Il soggiorno sull’isola accade frequentemente, ma dura solo qualche giorno.
Nei momenti in cui uno scorcio di primavera pare affacciarsi, l’isola è un rifugio rassicurante.
I profumi sono la prima cosa a cui penso.
La luce la seconda.
La spiaggia deserta la terza.
Le persone si incontrano di rado e tutto sembra rarefatto: la luce, i gesti, gli incontri.
L’isola è lunga cinque chilometri e larga uno e mezzo.
E’ inquetante quanto sia piccola.
L’inquetudine sale piano piano, a mano a mano che i soggiorni cominciano ad essere più frequenti.
Il caldo è un’altra accezione che non le dona.

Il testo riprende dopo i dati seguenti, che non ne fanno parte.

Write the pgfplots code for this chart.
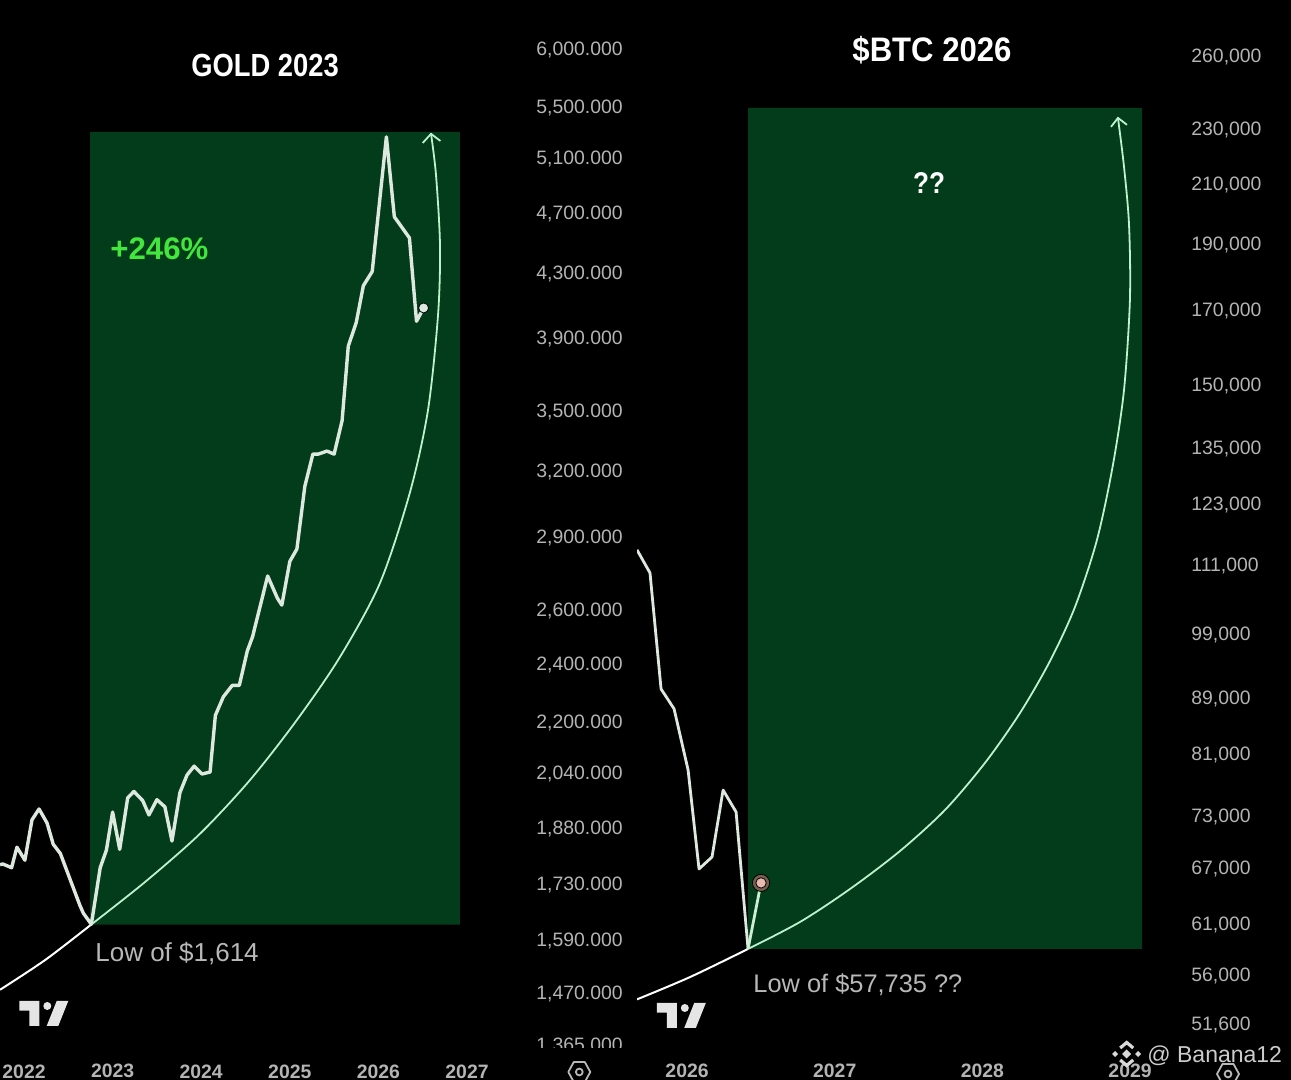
\documentclass[border=0pt]{standalone}
\usepackage{fontspec}
\setmainfont{Liberation Sans}
\usepackage{pgfplots}
\pgfplotsset{compat=1.18}

\definecolor{boxgreen}{HTML}{033C1A}
\definecolor{pricel}{HTML}{DDE8DF}
\definecolor{mint}{HTML}{BDF2CB}
\definecolor{mintl}{HTML}{CDEED0}
\definecolor{halo}{HTML}{75604F}
\definecolor{dotpink}{HTML}{E8BAB0}
\definecolor{ticktxt}{HTML}{B4B4B4}
\definecolor{lowtxt}{HTML}{B8B8B8}
\definecolor{pct}{HTML}{42E63C}

% 1 px of the reference = 0.5pt here
\pgfplotsset{
  tvaxis/.style={
    scale only axis,
    axis line style={draw=none}, major tick length=0pt, minor tick length=0pt,
    tick style={draw=none},
    yticklabel pos=right, xtick pos=bottom,
    xticklabel style={anchor=center, yshift=-11.7pt, inner sep=0pt, font=\fontsize{9.7}{10}\selectfont\bfseries, text=ticktxt},
    yticklabel style={anchor=west, xshift=3pt, yshift=-1pt, inner sep=0pt, font=\fontsize{9.7}{10}\selectfont, text=ticktxt},
  }
}

\begin{document}
\begin{tikzpicture}
\path[use as bounding box, fill=black] (0,0) rectangle (645.5pt,540pt);
\clip (0,0) rectangle (645.5pt,540pt);

% GOLD
\begin{axis}[ymode=log, tvaxis, at={(0pt,16pt)}, anchor=south west, width=265pt, height=524pt,
  xmin=2021.729, xmax=2027.711, ymin=1352.5, ymax=6445,
  xtick={2022,2023,2024,2025,2026,2027},
  xticklabels={2022,2023,2024,2025,2026,2027},
  ytick={1361,1470,1590,1730,1880,2040,2200,2400,2600,2900,3200,3500,3900,4300,4700,5100,5500,6000},
  yticklabels={{1,365.000},{1,470.000},{1,590.000},{1,730.000},{1,880.000},{2,040.000},{2,200.000},{2,400.000},{2,600.000},{2,900.000},{3,200.000},{3,500.000},{3,900.000},{4,300.000},{4,700.000},{5,100.000},{5,500.000},{6,000.000}},
]
\addplot[fill=boxgreen, draw=none] coordinates {(2022.745,1625) (2026.92,1625) (2026.92,5294) (2022.745,5294) (2022.745,1625)};
% curve
\addplot[white, line width=1pt, smooth] coordinates {
(2021.73,1475) (2022.24,1542) (2022.756,1625)};
\addplot[mint, line width=0.9pt, smooth] coordinates {
(2022.756,1625) (2023.366,1732) (2023.986,1861) (2024.551,2016) (2025.081,2205) (2025.567,2422)
(2026.018,2704) (2026.357,3096) (2026.560,3499) (2026.673,4031) (2026.695,4473) (2026.650,4965)
(2026.594,5279)};
\addplot[mint, line width=0.9pt] coordinates {(2026.50,5208) (2026.594,5279) (2026.70,5223)};
% price
\addplot[pricel, line width=1.7pt, line join=round] coordinates {
(2021.73,1777) (2021.76,1779) (2021.86,1769) (2021.92,1824) (2022.01,1789) (2022.09,1900)
(2022.17,1931) (2022.26,1891) (2022.33,1832) (2022.41,1807) (2022.63,1673) (2022.67,1653)
(2022.76,1626) (2022.86,1769) (2022.93,1816) (2023.00,1922) (2023.08,1818) (2023.17,1963)
(2023.24,1982) (2023.34,1955) (2023.41,1914) (2023.50,1958) (2023.59,1937) (2023.67,1841)
(2023.76,1979) (2023.84,2031) (2023.92,2058) (2024.01,2034) (2024.10,2040) (2024.16,2220)
(2024.25,2282) (2024.35,2321) (2024.43,2321) (2024.52,2443) (2024.58,2496) (2024.75,2732)
(2024.86,2643) (2024.91,2616) (2025.00,2792) (2025.08,2844) (2025.17,3124) (2025.26,3276)
(2025.32,3276) (2025.42,3291) (2025.50,3276) (2025.59,3443) (2025.66,3848) (2025.75,3987)
(2025.83,4210) (2025.93,4300) (2026.09,5255) (2026.18,4665) (2026.35,4521) (2026.43,3993)
(2026.51,4073)};
\addplot[only marks, mark=*, mark size=2.5pt, mark options={draw=none, fill=pricel}] coordinates {(2026.51,4073)};
\end{axis}

% BTC
\begin{axis}[ymode=log, tvaxis, at={(318.5pt,16pt)}, anchor=south west, width=274pt, height=524pt,
  xmin=2025.661, xmax=2029.372, ymin=49491, ymax=285000,
  xtick={2026,2027,2028,2029},
  xticklabels={2026,2027,2028,2029},
  ytick={51600,56000,61000,67000,73000,81000,89000,99000,111000,123000,135000,150000,170000,190000,210000,230000,260000},
  yticklabels={{51,600},{56,000},{61,000},{67,000},{73,000},{81,000},{89,000},{99,000},{111,000},{123,000},{135,000},{150,000},{170,000},{190,000},{210,000},{230,000},{260,000}},
]
\addplot[fill=boxgreen, draw=none] coordinates {(2026.413,58390) (2029.081,58390) (2029.081,237970) (2026.413,237970) (2026.413,58390)};
\addplot[white, line width=1pt, smooth] coordinates {
(2025.661,53670) (2026.020,55710) (2026.413,58390)};
\addplot[mint, line width=0.9pt, smooth] coordinates {
(2026.413,58390) (2026.765,61080) (2027.104,64550) (2027.442,68770) (2027.747,73660) (2028.018,79690)
(2028.255,86610) (2028.458,94460) (2028.627,103380) (2028.776,115650) (2028.884,131070) (2028.959,148560)
(2028.999,172670) (2028.993,195730) (2028.959,215640) (2028.918,234010)};
\addplot[mint, line width=0.9pt] coordinates {(2028.871,230540) (2028.918,234010) (2028.979,231320)};
\addplot[pricel, line width=1.4pt, line join=round] coordinates {
(2025.661,113720) (2025.749,109430) (2025.824,90140) (2025.912,87200) (2026.007,78750) (2026.081,66740)
(2026.169,68090) (2026.244,76150) (2026.332,73400) (2026.413,58390)};
\addplot[mintl, line width=1.4pt] coordinates {(2026.413,58390) (2026.501,65200)};
\addplot[only marks, mark=*, mark size=4.3pt, mark options={draw=none, fill=halo}] coordinates {(2026.501,65200)};
\addplot[only marks, mark=*, mark size=2.6pt, mark options={draw=none, fill=dotpink}] coordinates {(2026.501,65200)};
\end{axis}

% everything below is placed in reference pixels, origin top left
\begin{scope}[x=0.5pt,y=-0.5pt,yshift=540pt]
\fill[black] (528,1048) rectangle (630,1056);

\node[white, font=\fontsize{16}{16}\selectfont\bfseries, xscale=0.855] at (265,66) {GOLD 2023};
\node[white, font=\fontsize{17}{17}\selectfont\bfseries, xscale=0.915] at (932,50.5) {\$BTC 2026};
\node[pct, font=\fontsize{15.6}{16}\selectfont\bfseries, anchor=west, inner sep=0pt] at (110,248.5) {+246\%};
\node[white, font=\fontsize{15}{15}\selectfont\bfseries, xscale=0.87] at (929,183) {??};
\node[lowtxt, font=\fontsize{13}{13}\selectfont, anchor=west, inner sep=0pt] at (95,954) {Low of \$1,614};
\node[lowtxt, font=\fontsize{12.7}{13}\selectfont, anchor=west, inner sep=0pt] at (753,985) {Low of \$57,735 ??};

% TradingView marks
\foreach \dx/\dy in {0/0,637.5/2}{
  \begin{scope}[shift={(\dx,\dy)}]
    \fill[white!90!black] (19.3,1001) -- (39.3,1001) -- (39.3,1026) -- (29.3,1026) -- (29.3,1010.7) -- (19.3,1010.7) -- cycle;
    \fill[white!90!black] (47.3,1006) circle (4);
    \fill[white!90!black] (56.7,1001) -- (68.3,1001) -- (58.3,1026) -- (46.7,1026) -- cycle;
  \end{scope}
}
% settings icons
\foreach \cx/\cy in {579.3/1072,1228/1074}{
  \draw[lowtxt, line width=0.9pt, line join=round] (\cx-11,\cy) -- (\cx-5.5,\cy-10) -- (\cx+5.5,\cy-10) -- (\cx+11,\cy) -- (\cx+5.5,\cy+10) -- (\cx-5.5,\cy+10) -- cycle;
  \draw[lowtxt, line width=0.9pt] (\cx,\cy) circle (3.4);
}
% watermark
\begin{scope}[shift={(1126.7,1054)}]
  \fill[white!85!black] (0,-4.5) -- (4.5,0) -- (0,4.5) -- (-4.5,0) -- cycle;
  \fill[white!85!black] (-14.5,0) -- (-11.5,-3) -- (-8.5,0) -- (-11.5,3) -- cycle;
  \fill[white!85!black] (14.5,0) -- (11.5,-3) -- (8.5,0) -- (11.5,3) -- cycle;
  \draw[white!85!black, line width=1.6pt] (-6.5,-6) -- (0,-11.5) -- (6.5,-6);
  \draw[white!85!black, line width=1.6pt] (-6.5,6) -- (0,11.5) -- (6.5,6);
\end{scope}
\node[white!80!black, font=\fontsize{11.5}{12}\selectfont, anchor=west, inner sep=0pt] at (1147,1056) {@ Banana12};
\end{scope}
\end{tikzpicture}
\end{document}
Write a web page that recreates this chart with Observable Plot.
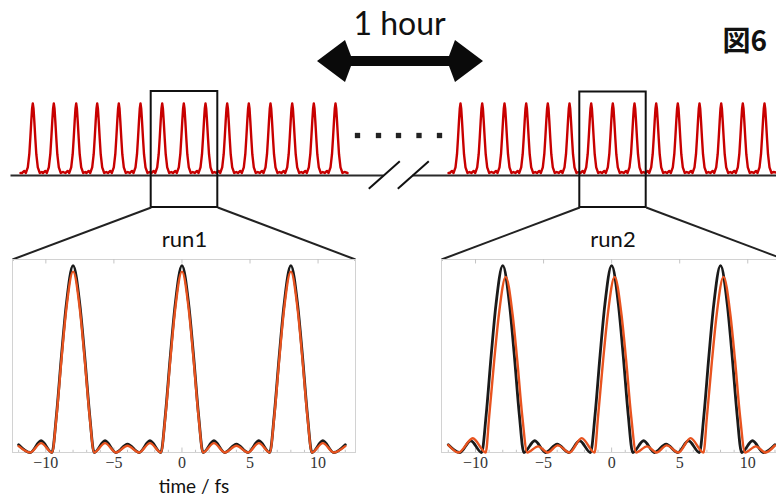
<!DOCTYPE html>
<html><head><meta charset="utf-8">
<script src="https://cdn.jsdelivr.net/npm/d3@7"></script>
<script src="https://cdn.jsdelivr.net/npm/@observablehq/plot@0.6"></script>
<style>
html,body{margin:0;padding:0;background:#fff;overflow:hidden;}
#wrap{position:relative;width:776px;height:496px;overflow:hidden;background:#fff;}
#wrap > .layer{position:absolute;}
</style></head><body><div id="wrap"></div>
<script>
// ---- pulse train (positions of pulse peaks along the schematic time line) ----
const leftPulses  = [32.3, 53.3, 75.7, 96.7, 118.3, 140, 161.7, 183.3, 205, 226.7, 248.3, 270, 291.7, 313.3, 335];
const rightPulses = [460, 481.7, 504, 525.7, 547.3, 569, 590.7, 612.3, 634, 655.7, 677.3, 699, 720.7, 742.3, 764];
// shape of one pulse (offset from the peak, relative height)
const pulseOffset = [-10.8, -8.5, -7, -5, -3.5, -2.5, -1.5, -0.7, 0, 0.7, 1.5, 2.5, 3.5, 5, 7, 9];
const pulseHeight = [0, 0.03, 0, 0.08, 0.27, 0.5, 0.75, 0.93, 1, 0.93, 0.75, 0.5, 0.27, 0.08, 0, 0.015];

// ---- inset waveforms (time / fs, intensity) ----
const refT = [-12, -11.15, -10.35, -9.55, -9.22, -8.85, -8.5, -8, -7.5, -7.15, -6.78, -6.45, -5.65, -4.85, -4, -3.15, -2.35, -1.55, -1.22, -0.85, -0.5, 0, 0.5, 0.85, 1.22, 1.55, 2.35, 3.15, 4, 4.85, 5.65, 6.45, 6.78, 7.15, 7.5, 8, 8.5, 8.85, 9.22, 9.55, 10.35, 11.15, 12];
const refV = [0.042, 0, 0.063, 0, 0.2, 0.52, 0.79, 1, 0.79, 0.52, 0.2, 0, 0.063, 0, 0.045, 0, 0.063, 0, 0.2, 0.52, 0.79, 1, 0.79, 0.52, 0.2, 0, 0.063, 0, 0.045, 0, 0.063, 0, 0.2, 0.52, 0.79, 1, 0.79, 0.52, 0.2, 0, 0.063, 0, 0.042];
const run1V = [0.034, 0, 0.05, 0, 0.19, 0.5, 0.765, 0.968, 0.765, 0.5, 0.19, 0, 0.05, 0, 0.036, 0, 0.05, 0, 0.19, 0.5, 0.765, 0.968, 0.765, 0.5, 0.19, 0, 0.05, 0, 0.036, 0, 0.05, 0, 0.19, 0.5, 0.765, 0.968, 0.765, 0.5, 0.19, 0, 0.05, 0, 0.034];
const run2T = [-12.0, -11.25, -10.2, -9.25, -9.0, -8.63, -8.28, -7.78, -7.28, -6.93, -6.56, -6.2, -5.4, -4.7, -3.95, -3.1, -2.2, -1.25, -1.0, -0.63, -0.28, 0.22, 0.72, 1.07, 1.44, 1.8, 2.6, 3.3, 4.05, 4.9, 5.8, 6.75, 7.0, 7.37, 7.72, 8.22, 8.72, 9.07, 9.44, 9.8, 10.6, 11.3, 12.0];
const run2V = [0.04, 0, 0.076, 0, 0.19, 0.49, 0.74, 0.94, 0.74, 0.49, 0.19, 0, 0.033, 0, 0.038, 0, 0.077, 0, 0.19, 0.49, 0.74, 0.94, 0.74, 0.49, 0.19, 0, 0.033, 0, 0.038, 0, 0.077, 0, 0.19, 0.49, 0.74, 0.94, 0.74, 0.49, 0.19, 0, 0.033, 0, 0.038];

// ---- tick labels / texts ----
const xTicks = [-10, -5, 0, 5, 10];
const minorTicks = [-12,-11,-9,-8,-7,-6,-4,-3,-2,-1,1,2,3,4,6,7,8,9,11,12];
const runLabels = ["run1", "run2"];
const gapLabel = "1 hour";
const figLabel = "図6";
const axisLabel = "time / fs";

// ---------------------------------------------------------------
const W = 776, H = 496;
const wrap = document.getElementById("wrap");

function train(pulses, start, end) {
  const pts = [{x: start, h: 0}];
  for (const c of pulses) pulseOffset.forEach((o, i) => pts.push({x: c + o, h: pulseHeight[i]}));
  pts.push({x: end, h: 0});
  return pts;
}
const base = 172.5, amp = 69.5;
const trainL = train(leftPulses, 20, 347);
const trainR = train(rightPulses, 448, 778);

// boxes around three pulses of each train
const boxes = [
  {x1: leftPulses[6] - 11, x2: leftPulses[8] + 12.3, y1: 91, y2: 207},
  {x1: rightPulses[6] - 11.4, x2: rightPulses[8] + 11.7, y1: 91.5, y2: 207}
];
const zoomLines = [
  {x1: boxes[0].x1, y1: 207, x2: 12, y2: 259},
  {x1: boxes[0].x2, y1: 207, x2: 355, y2: 259},
  {x1: boxes[1].x1, y1: 207, x2: 441, y2: 259},
  {x1: boxes[1].x2, y1: 207, x2: 784, y2: 259}
];
const baselines = [
  {x1: 10, x2: 383, y: 175},
  {x1: 412, x2: 780, y: 175}
];
const slashes = [
  {x1: 368.3, y1: 188.3, x2: 399.3, y2: 160.7},
  {x1: 397.3, y1: 188.3, x2: 428.3, y2: 160.7}
];
const dots = [357, 378, 398, 418.5, 439];
const arrow = [
  {x: 317, h: 0}, {x: 345, h: 21}, {x: 351, h: 5}, {x: 449, h: 5}, {x: 455, h: 21}, {x: 483, h: 0}
];
const arrowY = 61;

const schematic = Plot.plot({
  width: W, height: H, margin: 0,
  x: {domain: [0, W], range: [0, W], axis: null},
  y: {domain: [0, H], range: [0, H], axis: null},
  style: {background: "transparent"},
  marks: [
    Plot.link(baselines, {x1: "x1", x2: "x2", y1: "y", y2: "y", stroke: "#2a2a2a", strokeWidth: 2}),
    Plot.line(trainL, {x: "x", y: d => base - d.h * amp, stroke: "#c80000", strokeWidth: 2.4, curve: "linear"}),
    Plot.line(trainR, {x: "x", y: d => base - d.h * amp, stroke: "#c80000", strokeWidth: 2.4, curve: "linear"}),
    Plot.link(slashes, {x1: "x1", y1: "y1", x2: "x2", y2: "y2", stroke: "#111", strokeWidth: 2}),
    Plot.dot(dots, {x: d => d, y: 135, symbol: "square", r: 3, fill: "#222", stroke: "none"}),
    Plot.rect(boxes, {x1: "x1", x2: "x2", y1: "y1", y2: "y2", fill: "none", stroke: "#111", strokeWidth: 2}),
    Plot.link(zoomLines, {x1: "x1", y1: "y1", x2: "x2", y2: "y2", stroke: "#222", strokeWidth: 2}),
    Plot.text(runLabels, {x: (d, i) => (boxes[i].x1 + boxes[i].x2) / 2, y: 239, text: d => d, fontSize: 22, fontFamily: "Lato", fill: "#111"}),
    Plot.area(arrow, {x1: "x", y1: d => arrowY - d.h, y2: d => arrowY + d.h, fill: "#0a0a0a", curve: "linear"}),
    Plot.text([gapLabel], {x: 399, y: 24, text: d => d, fontSize: 32, fontFamily: "Lato", fill: "#111"}),
    Plot.text([figLabel], {x: 722, y: 42, text: d => d, textAnchor: "start", fontSize: 28, fontWeight: "bold", fontFamily: "Noto Sans CJK JP", fill: "#111"})
  ]
});
schematic.classList.add("layer");
schematic.style.left = "0px"; schematic.style.top = "0px";
wrap.appendChild(schematic);

const fmt = d => d < 0 ? "\u2212" + (-d) : String(d);

function inset(refSeries, runT, runV, xDomain, withLabel) {
  const ref = refT.map((t, i) => ({t, v: refSeries[i]}));
  const run = runT.map((t, i) => ({t, v: runV[i]}));
  const marks = [
    Plot.frame({stroke: "#d2d2d2", strokeWidth: 1}),
    Plot.ruleX(minorTicks, {x: d => d, y1: 0, y2: 0.012, stroke: "#c4c4c4"}),
    Plot.ruleX(xTicks, {x: d => d, y1: 0, y2: 0.024, stroke: "#c4c4c4"}),
    Plot.ruleX(xTicks, {x: d => d, y1: 1.033, y2: 1.009, stroke: "#c4c4c4"}),
    Plot.line(ref, {x: "t", y: "v", stroke: "#1a1a1a", strokeWidth: 2.8, curve: "monotone-x"}),
    Plot.line(run, {x: "t", y: "v", stroke: "#e8531f", strokeWidth: 2.4, curve: "monotone-x"}),
    Plot.text(xTicks, {x: d => d, y: 0, dy: 10, text: fmt, fontSize: 16, fontFamily: "Liberation Serif", fill: "#333"})
  ];
  if (withLabel) marks.push(Plot.text([axisLabel], {frameAnchor: "bottom", dx: 10, dy: 40, lineAnchor: "bottom", text: d => d, fontSize: 19, fontFamily: "Lato", fill: "#111"}));
  return Plot.plot({
    width: 343, height: 237,
    marginTop: 0, marginRight: 0, marginBottom: 44, marginLeft: 0,
    style: {background: "transparent", overflow: "visible"},
    x: {domain: xDomain, axis: null},
    y: {domain: [0, 1.033], axis: null},
    marks
  });
}

const in1 = inset(refV, refT, run1V, [-12.45, 12.75], true);
in1.classList.add("layer"); in1.style.left = "12px"; in1.style.top = "259px";
wrap.appendChild(in1);
const in2 = inset(refV, run2T, run2V, [-12.5, 12.7], false);
in2.classList.add("layer"); in2.style.left = "441px"; in2.style.top = "259px";
wrap.appendChild(in2);
</script></body></html>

Molta gente e molto caldo rendono la permanenza poco sostenibile.
Cerco di non pensare di essere in uno spazio ristretto, circoscritto.
Esco a correre, è sera e l’aria è umida, tanto la lasciare le braccia bagnate.
Sudo troppo e lo sforzo diventa difficile da sostenere.
Anche se il buio aiuta a non vedere quanto si è limitati e imprigionati l’aria stessa ti fa capire dove sei.
Quell’aria pesante, che ti soffoca.
Come se stessi indossando una maschera antigas.